While not yet prepared to talk about how much money could be needed, Senate leaders set three general goals: improving facilities that are overdue for repair, improving diagnosis and treatment of brain injuries and mental health problems, and improving the transition between the military and veterans’ health care systems.
Senate Majority Leader Harry Reid, D-Nev., said details of the legislation and how much money might be needed will be determined after a series of hearings that will look at military and veterans’ programs. He talked only of putting in money “to right this ship.”
In the House of Representatives, Rep. Bob Filner, D-Calif., the House Veterans Affairs Committee chairman, is pushing for a $5 billion addition to the wartime spending bill specifically for veterans programs. This would include $3 billion to diagnose and treat post-traumatic stress disorder, $1 billion to diagnose and treat traumatic brain injuries, $500 million to reduce the backlog of benefits claims and $500 million for GI Bill education benefits improvements.
Rep. Chet Edwards, D-Texas, chairman of the House military construction and veterans’ affairs appropriations subcommittee, also is working on a plan to add money to the supplemental. Edwards’ seat on the appropriations committee puts him in position to get money added early in the process.
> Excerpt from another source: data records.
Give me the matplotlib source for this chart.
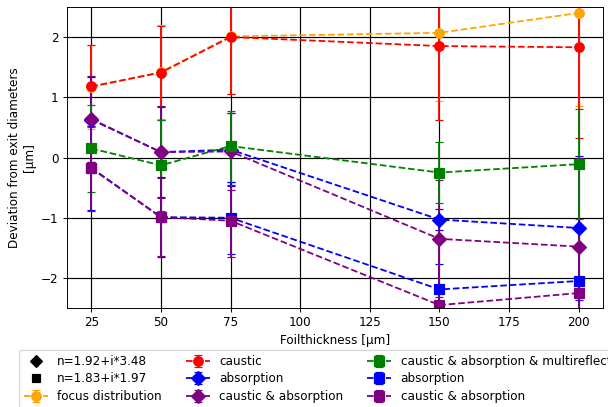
import numpy as np
import matplotlib
matplotlib.use("Agg")
import matplotlib.pyplot as plt
from matplotlib.lines import Line2D

# foil thickness in um
thickness = [25, 50, 75, 150, 200]

# n=1.92+i*3.48 (diamonds)
focus = [1.17, 1.42, 2.01, 2.07, 2.40]
focus_err = [0.69, 0.78, 0.96, 1.14, 1.55]
caustic = [1.18, 1.41, 2.00, 1.85, 1.83]
caustic_err = [0.68, 0.78, 0.95, 1.22, 1.51]
absorp_d = [0.63, 0.09, 0.13, -1.03, -1.17]
absorp_d_err = [0.70, 0.75, 0.61, 0.17, 1.20]
caus_abs_d = [0.64, 0.09, 0.10, -1.35, -1.48]
caus_abs_d_err = [0.71, 0.76, 0.64, 0.97, 1.48]

# n=1.83+i*1.97 (squares)
multirefl = [0.15, -0.13, 0.19, -0.25, -0.11]
multirefl_err = [0.73, 0.75, 0.59, 0.50, 0.91]
absorp_s = [-0.17, -0.99, -1.00, -2.19, -2.05]
absorp_s_err = [0.70, 0.66, 0.60, 0.43, 0.90]
caus_abs_s = [-0.18, -0.99, -1.05, -2.45, -2.25]
caus_abs_s_err = [0.70, 0.65, 0.60, 1.08, 1.10]

fig = plt.figure(figsize=(608 / 86, 407 / 86), dpi=86)
ax = fig.add_axes([0.110, 0.243, 0.882, 0.740])

kw = dict(linestyle='--', capsize=3, markersize=8)
h_focus = ax.errorbar(thickness, focus, yerr=focus_err, fmt='o', color='orange', **kw)
h_caus = ax.errorbar(thickness, caustic, yerr=caustic_err, fmt='o', color='red', **kw)
h_abs_d = ax.errorbar(thickness, absorp_d, yerr=absorp_d_err, fmt='D', color='blue', **kw)
h_ca_d = ax.errorbar(thickness, caus_abs_d, yerr=caus_abs_d_err, fmt='D', color='purple', **kw)
h_multi = ax.errorbar(thickness, multirefl, yerr=multirefl_err, fmt='s', color='green', **kw)
h_abs_s = ax.errorbar(thickness, absorp_s, yerr=absorp_s_err, fmt='s', color='blue', **kw)
h_ca_s = ax.errorbar(thickness, caus_abs_s, yerr=caus_abs_s_err, fmt='s', color='purple', **kw)

ax.set_ylim(-2.5, 2.5)
ax.set_yticks([-2, -1, 0, 1, 2])
ax.set_xticks([25, 50, 75, 100, 125, 150, 175, 200])
ax.grid(True, color='black', linewidth=1)
ax.set_axisbelow(True)
ax.set_xlabel('Foilthickness [µm]')
ax.set_ylabel('Deviation from exit diameters\n[µm]')

p_d = Line2D([], [], marker='D', color='black', linestyle='none', markersize=7)
p_s = Line2D([], [], marker='s', color='black', linestyle='none', markersize=7)
handles = [p_d, p_s, h_focus, h_caus, h_abs_d, h_ca_d, h_multi, h_abs_s, h_ca_s]
labels = ['n=1.92+i*3.48', 'n=1.83+i*1.97', 'focus distribution', 'caustic', 'absorption',
          'caustic & absorption', 'caustic & absorption & multireflection', 'absorption',
          'caustic & absorption']
# legend runs past the right edge, as in the original figure
ax.legend(handles, labels, ncol=3, loc='upper left', bbox_to_anchor=(19 / 608, 1 - 350 / 407),
          bbox_transform=fig.transFigure, borderaxespad=0, labelspacing=0.38)

fig.savefig('out.png', dpi=86)
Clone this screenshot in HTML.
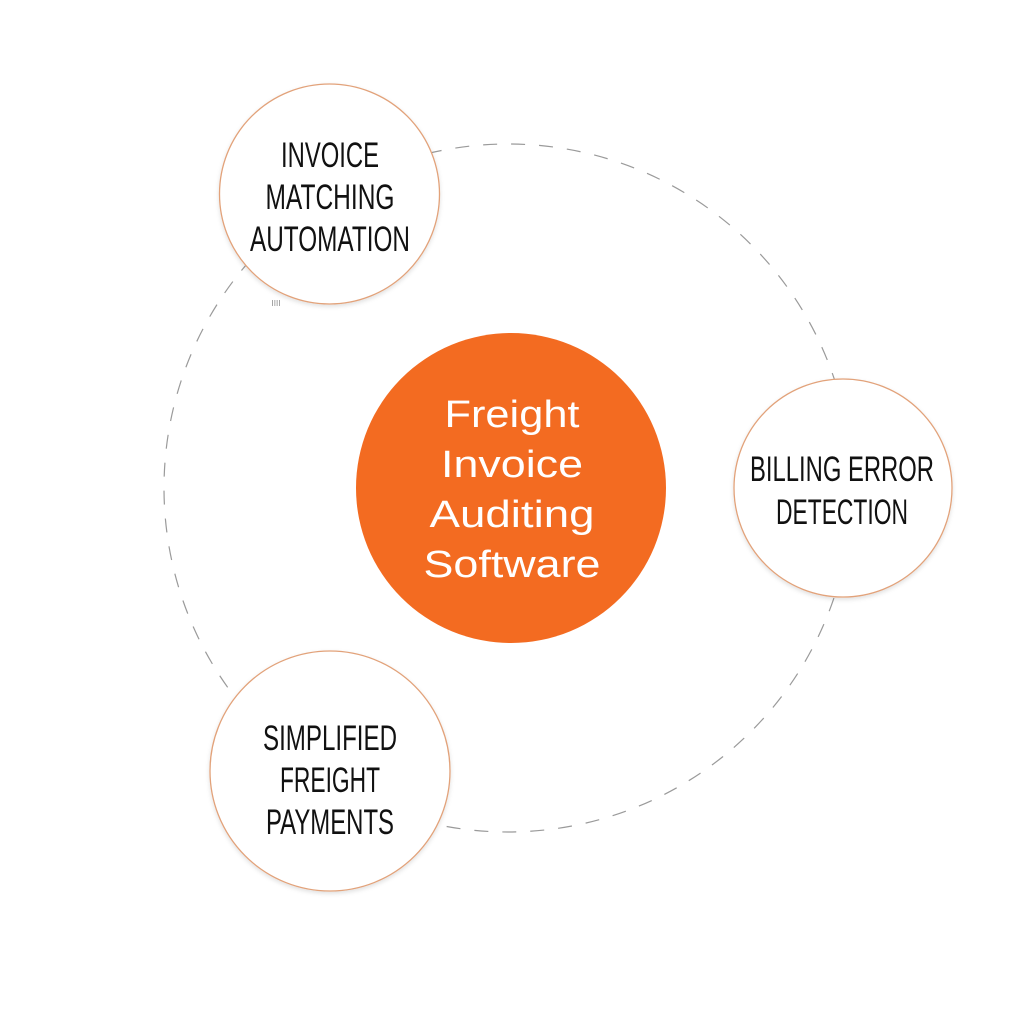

The Democratic effort in the Senate involves looking at more than one-time costs but also at long-range expenses. One of the issues Democrats have with the Bush administration is problems in estimating the number of wounded veterans needing treatment, something Sen. Patty Murray, D-Wash., a Senate Veterans’ Affairs Committee member, said would be addressed in hearings.
The House Appropriations Committee had planned to debate and pass the wartime supplemental spending bill Wednesday, but the schedule is now unclear because Democratic leaders have drafted language that could put some restrictions on funding that might speed the withdrawal of U.S. troops from Iraq.
The Senate will take up the supplemental in about three weeks, Reid said.